I'd love to understand what you think the issue is. I feel like go dependencies have been extremely easy since modules were introduced and I've rarely had issues.


Can you elaborate? It seems to me like the minimum set of features I want from package management


I have a go thing I wrote that I hadn't touched for years but had the misfortune to need to modify it recently, and the way to migrate from $GOPATH/src/ to go.mod is not really clear (to me at least). To build this thing, the only go code I have, I used git submodules to put all the dependencies in ./src, so I had ./src/github.com and a load of 3rd party modules in there, then my code was in ./src/Mything. To build it, I ran "env GOPATH=$PWD go build Mything/MyPackage" and it did the right thing, with the final binary appearing in the current directory.
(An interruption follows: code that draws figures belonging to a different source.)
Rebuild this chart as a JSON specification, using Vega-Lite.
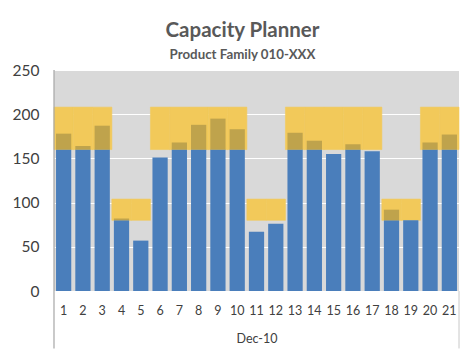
{
  "$schema": "https://vega.github.io/schema/vega-lite/v6.json",
  "width": 405,
  "height": 221,
  "autosize": {"type": "none"},
  "padding": {"left": 54, "top": 70, "right": 15, "bottom": 60},
  "background": "white",
  "config": {
    "view": {"fill": "#D9D9D9", "stroke": null},
    "font": "Lato"
  },
  "title": {
    "text": "Capacity Planner",
    "subtitle": "Product Family 010-XXX",
    "anchor": "middle",
    "dx": -14,
    "fontSize": 20.5,
    "fontWeight": "bold",
    "color": "#595959",
    "subtitleFontSize": 13.3,
    "subtitleFontWeight": "bold",
    "subtitleColor": "#595959",
    "subtitlePadding": 6,
    "offset": 2
  },
  "data": {
    "values": [
      {"day": 1, "load": 178, "within": 160, "capLow": 160, "capHigh": 208},
      {"day": 2, "load": 164, "within": 160, "capLow": 160, "capHigh": 208},
      {"day": 3, "load": 187, "within": 160, "capLow": 160, "capHigh": 208},
      {"day": 4, "load": 82, "within": 80, "capLow": 80, "capHigh": 104},
      {"day": 5, "load": 57, "within": 57, "capLow": 80, "capHigh": 104},
      {"day": 6, "load": 151, "within": 151, "capLow": 160, "capHigh": 208},
      {"day": 7, "load": 168, "within": 160, "capLow": 160, "capHigh": 208},
      {"day": 8, "load": 188, "within": 160, "capLow": 160, "capHigh": 208},
      {"day": 9, "load": 195, "within": 160, "capLow": 160, "capHigh": 208},
      {"day": 10, "load": 183, "within": 160, "capLow": 160, "capHigh": 208},
      {"day": 11, "load": 67, "within": 67, "capLow": 80, "capHigh": 104},
      {"day": 12, "load": 76, "within": 76, "capLow": 80, "capHigh": 104},
      {"day": 13, "load": 179, "within": 160, "capLow": 160, "capHigh": 208},
      {"day": 14, "load": 170, "within": 160, "capLow": 160, "capHigh": 208},
      {"day": 15, "load": 155, "within": 155, "capLow": 160, "capHigh": 208},
      {"day": 16, "load": 166, "within": 160, "capLow": 160, "capHigh": 208},
      {"day": 17, "load": 158, "within": 158, "capLow": 160, "capHigh": 208},
      {"day": 18, "load": 92, "within": 80, "capLow": 80, "capHigh": 104},
      {"day": 19, "load": 80, "within": 80, "capLow": 80, "capHigh": 104},
      {"day": 20, "load": 168, "within": 160, "capLow": 160, "capHigh": 208},
      {"day": 21, "load": 177, "within": 160, "capLow": 160, "capHigh": 208}
    ]
  },
  "encoding": {
    "x": {
      "field": "day",
      "type": "ordinal",
      "scale": {"type": "band", "paddingInner": 0, "paddingOuter": 0},
      "axis": {
        "labelAngle": 0,
        "ticks": false,
        "domain": false,
        "labelFontSize": 12.5,
        "labelColor": "#404040",
        "labelPadding": 13,
        "title": "Dec-10",
        "titleFontSize": 12.5,
        "titleFontWeight": "normal",
        "titleColor": "#404040",
        "titlePadding": 16
      }
    }
  },
  "layer": [
    {
      "mark": {"type": "bar", "color": "#F2C95A", "stroke": "#F2C95A", "strokeWidth": 0.6},
      "encoding": {
        "y": {
          "field": "capLow",
          "type": "quantitative",
          "scale": {"domain": [0, 250], "nice": false},
          "axis": {
            "values": [0, 50, 100, 150, 200, 250],
            "grid": true,
            "gridColor": "white",
            "gridWidth": 1.2,
            "domain": false,
            "ticks": false,
            "labelFontSize": 15.5,
            "labelColor": "#404040",
            "labelPadding": 15,
            "title": null
          }
        },
        "y2": {"field": "capHigh"}
      }
    },
    {
      "mark": {"type": "bar", "color": "#4A7EBB", "width": {"band": 0.79}},
      "encoding": {
        "y": {"field": "within", "type": "quantitative", "title": null}
      }
    },
    {
      "mark": {"type": "bar", "color": "#BFA34C", "width": {"band": 0.79}},
      "encoding": {
        "y": {"field": "within", "type": "quantitative", "title": null},
        "y2": {"field": "load"}
      }
    },
    {
      "data": {"values": [{"edge": 1}]},
      "mark": {"type": "rule", "color": "#A6A6A6", "strokeWidth": 1.2},
      "encoding": {
        "x": {"field": "edge", "type": "ordinal", "bandPosition": 0},
        "y": {"datum": 250, "type": "quantitative", "title": null},
        "y2": {"datum": -65}
      }
    },
    {
      "data": {"values": [{"edge": 21}]},
      "mark": {"type": "rule", "color": "#C8C8C8", "strokeWidth": 1},
      "encoding": {
        "x": {"field": "edge", "type": "ordinal", "bandPosition": 1},
        "y": {"datum": 0, "type": "quantitative", "title": null},
        "y2": {"datum": -65}
      }
    }
  ]
}
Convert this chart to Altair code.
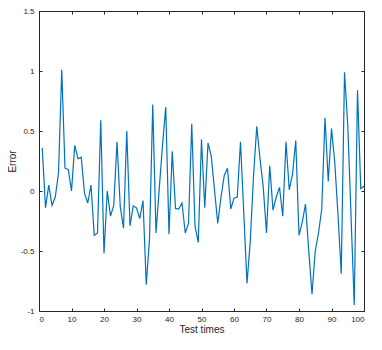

Now this gives an error "go.mod file not found in current directory", but if I add that file, go build says "unexpected go.mod file found in current directory".

Luckily, for now, I can use GO111MODULE=off to keep pretending everything is fine, but my eyes start to glaze over when I read the migration guide at https://go.dev/blog/migrating-to-go-modules - it's one of those moments where I start to wish I'd used a different language :(


I’m pretty sure the migration is just

1. Go mod init in your code’s root dir 2. Done..? Go get ./…?


Nah, I wish it were it that easy. There is definitely more yak shaving involved.

"go mod init" returns the error "go: cannot determine module path for source directory".

"go mod init src/mything/mypackage" creates a go.mod file, but then "env GOPATH=$PWD go build mything/mypackage" says "$GOPATH/go.mod exists but should not" (as opposed to when it isn't there, then go complains "go.mod file not found in current directory")

Note that "env GOPATH=$PWD GO111MODULE=off go build mything/mypackage" does build all the source code.

Most likely I've set the whole project and directory structure up wrong, and it only works by brute force.


it should have been `go mod init mything/mypackage` (without the `src/`) in the `GOPATH/src/mything/mypackage` directory, and `GOPATH=$PWD` is almost certainly wrong. The `go` command in module mode assumes independence from GOPATH, so to build something, you have to be "in" the module (under a directory with a `go.mod` file).


Thanks, I've been checking on project layouts, and I have mine definitely wrong / weird. Which is probably why I've made life difficult for myself.